Er zijn gedichten met en zonder een vaste vorm. De tekstregels van een gedicht noem je ook wel versregels. Verschillende tekstblokjes noem je strofes. Wordt een strofe een paar keer herhaald, dan spreek je van een refrein. Gedichten die rijmen hebben vaak een vaste vorm.
Er zijn verschillende rijmsoorten:
Bij eindrijm klinkt het eind van twee woorden hetzelfde:
gaan – staan, fiets – niets, lopen – hopen, kabbelen - babbelen
Bij beginrijm of alliteratie beginnen meerdere woorden uit een versregel met dezelfde letter: Liesje leerde Lotje lopen langs de lange Lindenlaan.

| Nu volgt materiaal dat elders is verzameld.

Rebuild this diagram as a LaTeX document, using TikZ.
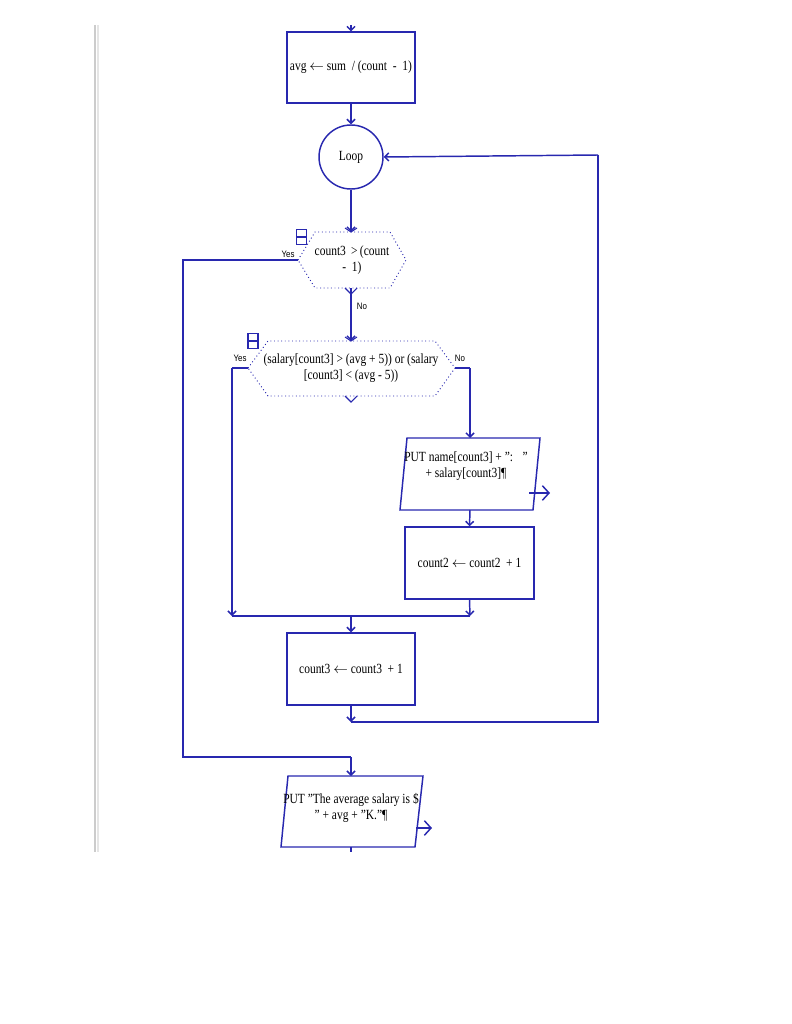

Bij halfrijm of assonantie hebben woorden uit een versregel dezelfde klank:
kinderen – verslingeren
Gedichten op rijm kunnen verschillende rijmschema’s hebben. In een rijmschema zie je de volgorde van rijmklanken. Die volgorde wordt aangeduid met letters. Elke letter hoort bij een versregel van het gedicht.
Voorbeeld
rijmschema abab betekent: versregel 1 en 3 rijmen op elkaar, en versregel 2 en 4 rijmen op elkaar.